#### GOAL
Leave out all pictures and give back precisely the lines from the line with "Clone this chart in Chart.js." to the line with "const xTicks = [0, 50, 100, 150, 200, 250, 300];", including those two lines.

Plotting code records
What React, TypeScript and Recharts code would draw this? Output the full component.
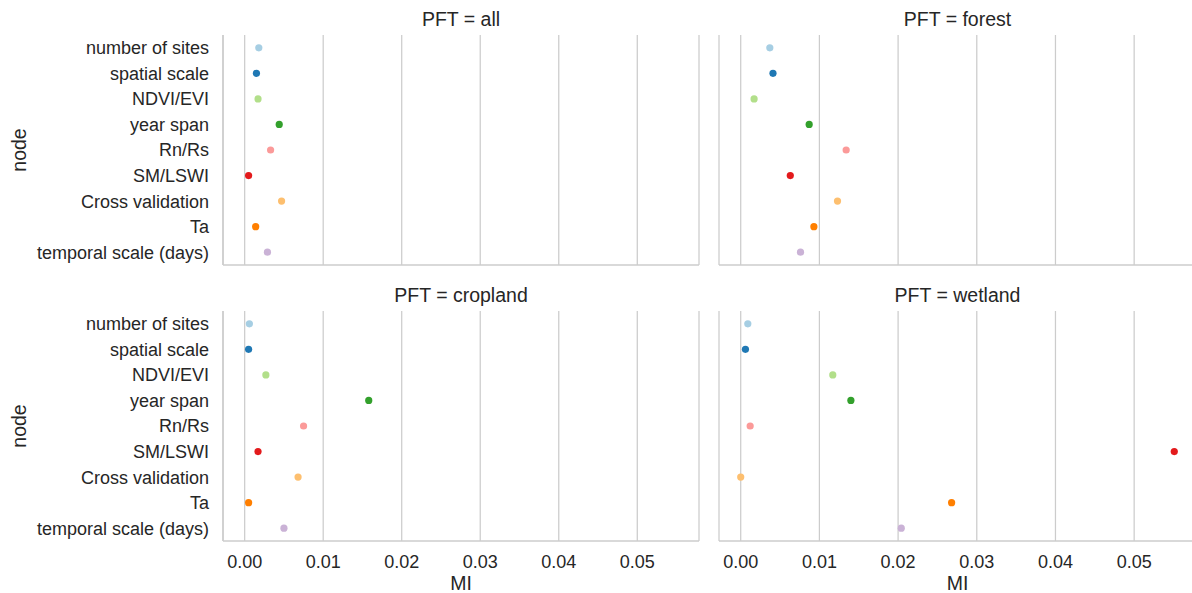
import React from 'react';
import { ScatterChart, Scatter, XAxis, YAxis, CartesianGrid, Cell } from 'recharts';

const NODES = [
  'number of sites',
  'spatial scale',
  'NDVI/EVI',
  'year span',
  'Rn/Rs',
  'SM/LSWI',
  'Cross validation',
  'Ta',
  'temporal scale (days)',
];

const MI_ALL = [0.0018, 0.0015, 0.0017, 0.0044, 0.0033, 0.0005, 0.0047, 0.0014, 0.0029];
const MI_FOREST = [0.0037, 0.0041, 0.0017, 0.0087, 0.0134, 0.0063, 0.0123, 0.0093, 0.0076];
const MI_CROPLAND = [0.0006, 0.0005, 0.0027, 0.0158, 0.0075, 0.0017, 0.0068, 0.0005, 0.005];
const MI_WETLAND = [0.0009, 0.0006, 0.0117, 0.014, 0.0012, 0.0551, 0.0, 0.0268, 0.0204];

const X_TICKS = [0, 0.01, 0.02, 0.03, 0.04, 0.05];

// seaborn "Paired"
const COLORS = ['#a6cee3', '#1f78b4', '#b2df8a', '#33a02c', '#fb9a99', '#e31a1c', '#fdbf6f', '#ff7f00', '#cab2d6'];

const FONT = '"Liberation Sans", Arial, sans-serif';
const TEXT = '#262626';
const GRID = '#cccccc';
const DOMAIN: [number, number] = [-0.00276, 0.05786];
const PLOT_TOP = 35;
const PLOT_H = 230;

const Dot = (props: any) => <circle cx={props.cx} cy={props.cy} r={3.6} fill={props.fill} />;
const NoTick = () => <g />;

const NodeLabel = (props: any) => {
  const vb = props.viewBox || {};
  const cy = vb.y != null && vb.height ? vb.y + vb.height / 2 : PLOT_TOP + PLOT_H / 2;
  return (
    <text x={25.5} y={cy} transform={`rotate(-90 25.5 ${cy})`} textAnchor="middle" fill={TEXT} fontSize={19.5} fontFamily={FONT}>
      node
    </text>
  );
};

interface PanelProps {
  title: string;
  values: number[];
  x: number;
  y: number;
  width: number;
  left: number;
  right: number;
  showY: boolean;
  showX: boolean;
}

const Panel: React.FC<PanelProps> = ({ title, values, x, y, width, left, right, showY, showX }) => {
  const data = NODES.map((node, i) => ({ node, mi: values[i] }));
  const xh = showX ? 52 : 25;
  const height = PLOT_TOP + PLOT_H + xh;
  const yw = showY ? 223 : 0;
  const plotLeft = left + yw;
  const plotW = width - right - plotLeft;
  const tickStyle = { fill: TEXT, fontSize: 18, fontFamily: FONT };
  return (
    <div style={{ position: 'absolute', left: x, top: y, width, height }}>
      <ScatterChart width={width} height={height} margin={{ top: PLOT_TOP, right, bottom: 0, left }}>
        <CartesianGrid horizontal={false} stroke={GRID} strokeWidth={1.25} />
        <XAxis
          type="number"
          dataKey="mi"
          domain={DOMAIN}
          ticks={X_TICKS}
          allowDataOverflow
          tickFormatter={(v: number) => v.toFixed(2)}
          tick={showX ? tickStyle : NoTick}
          tickLine={false}
          tickSize={6}
          tickMargin={8}
          axisLine={{ stroke: GRID, strokeWidth: 1.5 }}
          height={xh}
          label={
            showX
              ? { value: 'MI', position: 'insideBottom', offset: 3, fill: TEXT, fontSize: 19.5, fontFamily: FONT }
              : undefined
          }
        />
        <YAxis
          type="category"
          dataKey="node"
          reversed
          width={yw}
          tick={showY ? tickStyle : NoTick}
          tickLine={false}
          tickSize={6}
          tickMargin={8}
          axisLine={{ stroke: GRID, strokeWidth: 1.5 }}
          interval={0}
          label={showY ? { content: <NodeLabel /> } : undefined}
        />
        <Scatter data={data} isAnimationActive={false} shape={Dot}>
          {data.map((d, i) => (
            <Cell key={d.node} fill={COLORS[i]} />
          ))}
        </Scatter>
      </ScatterChart>
      <div
        style={{
          position: 'absolute',
          left: plotLeft,
          width: plotW,
          top: 10,
          textAlign: 'center',
          fontFamily: FONT,
          fontSize: 19.5,
          lineHeight: '19.5px',
          color: TEXT,
          whiteSpace: 'nowrap',
        }}
      >
        {title}
      </div>
    </div>
  );
};

export default function App() {
  return (
    <div style={{ position: 'fixed', left: 0, top: 0, width: 1192, height: 593, overflow: 'hidden', background: '#fff' }}>
      <Panel title="PFT = all" values={MI_ALL} x={0} y={0} width={711} left={0} right={12} showY showX={false} />
      <Panel title="PFT = forest" values={MI_FOREST} x={699} y={0} width={497} left={20} right={0} showY={false} showX={false} />
      <Panel title="PFT = cropland" values={MI_CROPLAND} x={0} y={276} width={711} left={0} right={12} showY showX />
      <Panel title="PFT = wetland" values={MI_WETLAND} x={699} y={276} width={497} left={20} right={0} showY={false} showX />
    </div>
  );
}
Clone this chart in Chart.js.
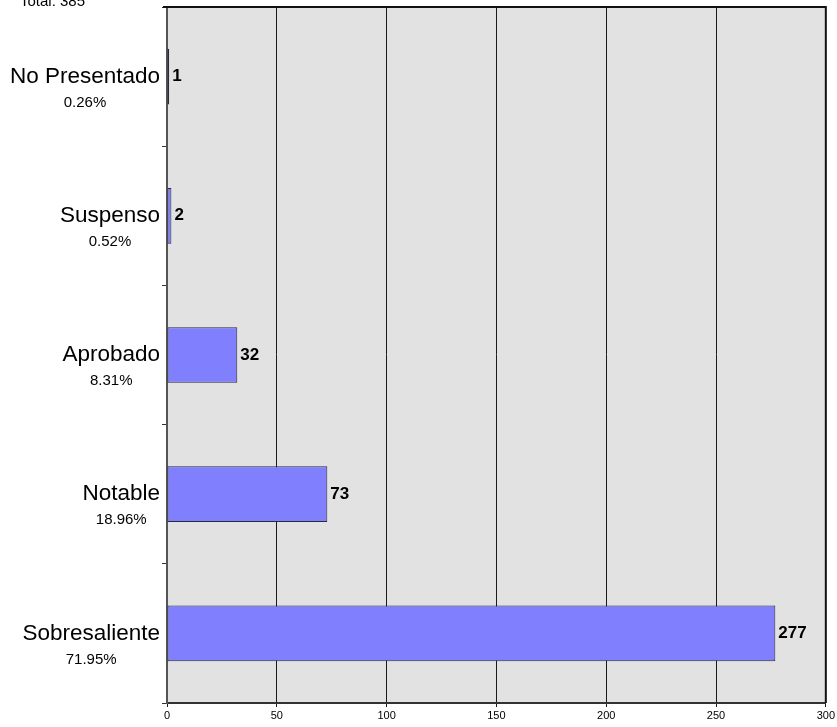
<!DOCTYPE html>
<html>
<head>
<meta charset="utf-8">
<script src="https://cdn.jsdelivr.net/npm/chart.js@4"></script>
<style>
html,body{margin:0;padding:0;background:#fff;}
canvas{display:block;}
</style>
</head>
<body>
<canvas id="c" width="837" height="727"></canvas>
<script>
const categories = ["No Presentado", "Suspenso", "Aprobado", "Notable", "Sobresaliente"];
const counts = [1, 2, 32, 73, 277];
const percentLabels = ["0.26%", "0.52%", "8.31%", "18.96%", "71.95%"];
const totalLabel = "Total: 385";
const xTicks = [0, 50, 100, 150, 200, 250, 300];

const FONT = '"Liberation Sans", Arial, sans-serif';

const decor = {
  id: 'decor',
  beforeDraw(chart) {
    const {ctx, chartArea: a} = chart;
    ctx.save();
    ctx.fillStyle = '#e2e2e2';
    ctx.fillRect(a.left, a.top, a.right - a.left, a.bottom - a.top);
    ctx.restore();
  },
  afterDraw(chart) {
    const {ctx, chartArea: a} = chart;
    const ys = chart.scales.y, xs = chart.scales.x;
    ctx.save();
    // top & right border
    ctx.strokeStyle = '#111';
    ctx.lineWidth = 2;
    ctx.beginPath();
    ctx.moveTo(a.left - 4, a.top);
    ctx.lineTo(a.right, a.top);
    ctx.lineTo(a.right, a.bottom);
    ctx.stroke();
    // category labels
    ctx.fillStyle = '#000';
    categories.forEach((c, i) => {
      const y = ys.getPixelForValue(i);
      ctx.font = '22.5px ' + FONT;
      ctx.textAlign = 'right';
      ctx.textBaseline = 'middle';
      ctx.fillText(c, a.left - 7, y);
      const w = ctx.measureText(c).width;
      const cx = a.left - 7 - w / 2;
      ctx.font = '15px ' + FONT;
      ctx.textAlign = 'center';
      ctx.fillText(percentLabels[i], cx, y + 26);
      // value label
      ctx.font = 'bold 17px ' + FONT;
      ctx.textAlign = 'left';
      ctx.fillText(String(counts[i]), xs.getPixelForValue(counts[i]) + 3, y);
    });
    // total
    ctx.font = '15px ' + FONT;
    ctx.textAlign = 'left';
    ctx.textBaseline = 'alphabetic';
    ctx.fillText(totalLabel, 20, 6);
    ctx.restore();
  }
};

new Chart(document.getElementById('c'), {
  type: 'bar',
  data: {
    labels: categories,
    datasets: [{
      data: counts,
      backgroundColor: '#8080ff',
      borderColor: '#2a2a3a',
      borderWidth: 1,
      borderSkipped: false,
      barPercentage: 0.4,
      categoryPercentage: 1
    }]
  },
  options: {
    indexAxis: 'y',
    responsive: false,
    animation: false,
    layout: { padding: { top: 7, right: 11, left: 0, bottom: 0 } },
    plugins: { legend: { display: false }, tooltip: { enabled: false } },
    scales: {
      x: {
        min: 0, max: 300,
        afterBuildTicks(s) { s.ticks = xTicks.map(v => ({value: v})); },
        afterFit(s) { s.height = 24; },
        grid: { color: '#1a1a1a', lineWidth: 1, tickLength: 4, drawOnChartArea: true },
        border: { color: '#333', width: 2 },
        ticks: { color: '#000', font: { size: 11, family: FONT }, padding: 2, maxRotation: 0 }
      },
      y: {
        offset: true,
        afterFit(s) { s.width = 167; },
        grid: { drawOnChartArea: false, color: '#333', tickLength: 5, offset: true },
        border: { color: '#555', width: 2 },
        ticks: { display: false }
      }
    }
  },
  plugins: [decor]
});
</script>
</body>
</html>
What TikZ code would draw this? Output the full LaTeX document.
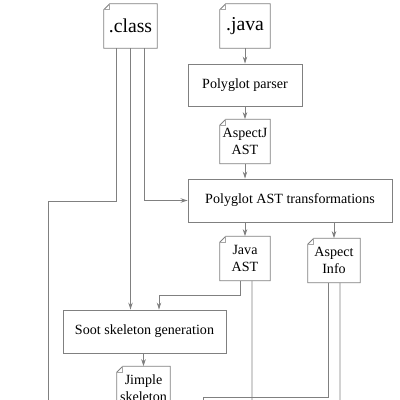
\documentclass[tikz,border=0pt]{standalone}
\usepackage{fontspec}
\setmainfont{Liberation Serif}
\usetikzlibrary{arrows.meta}

\tikzset{
  proc/.style={draw=gray, line width=0.6pt, minimum height=1.075cm, align=center, inner sep=2pt},
  doc/.style={minimum width=1.25cm, minimum height=1.1cm, align=center, inner sep=1pt,
    append after command={\pgfextra{
      \draw[gray, line width=0.6pt] (\tikzlastnode.south west) -- (\tikzlastnode.south east)
        -- (\tikzlastnode.north east) -- ([xshift=4.3pt]\tikzlastnode.north west)
        -- ([yshift=-4.3pt]\tikzlastnode.north west) -- cycle;
      \draw[gray!70, line width=0.4pt] ([xshift=4.3pt]\tikzlastnode.north west)
        -- ([shift={(4.3pt,-4.3pt)}]\tikzlastnode.north west)
        -- ([yshift=-4.3pt]\tikzlastnode.north west);
    }}},
  big/.style={font=\fontsize{14}{16}\selectfont},
  wire/.style={gray, line width=0.6pt},
  link/.style={wire, -{Stealth[length=5pt, width=3.2pt]}}
}

\begin{document}
\begin{tikzpicture}[x=0.025cm, y=-0.025cm]
    \useasboundingbox (0,0) rectangle (400,400);
    \clip (0,0) rectangle (400,400);

    % inputs and front end
    \node[doc, big, minimum width=1.325cm] (class) at (130.5,26) {.class};
    \node[doc, big] (java) at (245,26) {.java};
    \node[proc, minimum width=2.85cm, minimum height=1.05cm] (parser) at (245,85) {Polyglot parser};
    \node[doc] (ajast) at (245,141.5) {AspectJ\\AST};
    \node[proc, minimum width=5.1cm] (trans) at (290,200.5) {Polyglot AST transformations};
    \node[doc] (javaast) at (245,258.5) {Java\\AST};
    \node[doc, minimum width=1.3cm] (info) at (334,260.5) {Aspect\\Info};
    \node[proc, minimum width=4.075cm] (soot) at (144.5,331.5) {Soot skeleton generation};
    \node[doc, minimum width=1.325cm] (jimple) at (143.5,388.5) {Jimple\\skeleton};

    \coordinate (lft) at (48,201);
    \coordinate (lftend) at (48,420);
    \coordinate (jturn) at (159,295);
    \coordinate (jend) at (252,420);
    \coordinate (aturn) at (203,397);
    \coordinate (aend) at (203,420);
    \coordinate (iend) at (340,420);

    \draw[link] (java) -- (parser);
    \draw[link] (parser) -- (ajast);
    \draw[link] (ajast) -- (ajast.south |- trans.north);
    \draw[link] (javaast.north |- trans.south) -- (javaast);
    \draw[link] (info.north |- trans.south) -- (info);
    \draw[link] (jimple.north |- soot.south) -- (jimple);

    % .class feeds three stages
    \draw[link] (class.south) -- (class.south |- soot.north);
    \draw[link] ([xshift=0.35cm]class.south) |- (trans.west);
    \draw[wire] ([xshift=-0.35cm]class.south) |- (lft) -- (lftend);

    \draw[link] ([xshift=-0.125cm]javaast.south) |- (jturn) -- (jturn |- soot.north);
    \draw[wire] ([xshift=0.175cm]javaast.south) -- (jend);
    \draw[link] ([xshift=-0.15cm]info.south) |- (aturn) -- (aend);
    \draw[wire] ([xshift=0.15cm]info.south) -- (iend);
\end{tikzpicture}
\end{document}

#### RESULT OF THIS TASK
Clone this chart in Chart.js.
<!DOCTYPE html>
<html>
<head>
<meta charset="utf-8">
<script src="https://cdn.jsdelivr.net/npm/chart.js@4"></script>
<style>
html,body{margin:0;padding:0;background:#fff;}
canvas{display:block;}
</style>
</head>
<body>
<canvas id="c" width="837" height="727"></canvas>
<script>
const categories = ["No Presentado", "Suspenso", "Aprobado", "Notable", "Sobresaliente"];
const counts = [1, 2, 32, 73, 277];
const percentLabels = ["0.26%", "0.52%", "8.31%", "18.96%", "71.95%"];
const totalLabel = "Total: 385";
const xTicks = [0, 50, 100, 150, 200, 250, 300];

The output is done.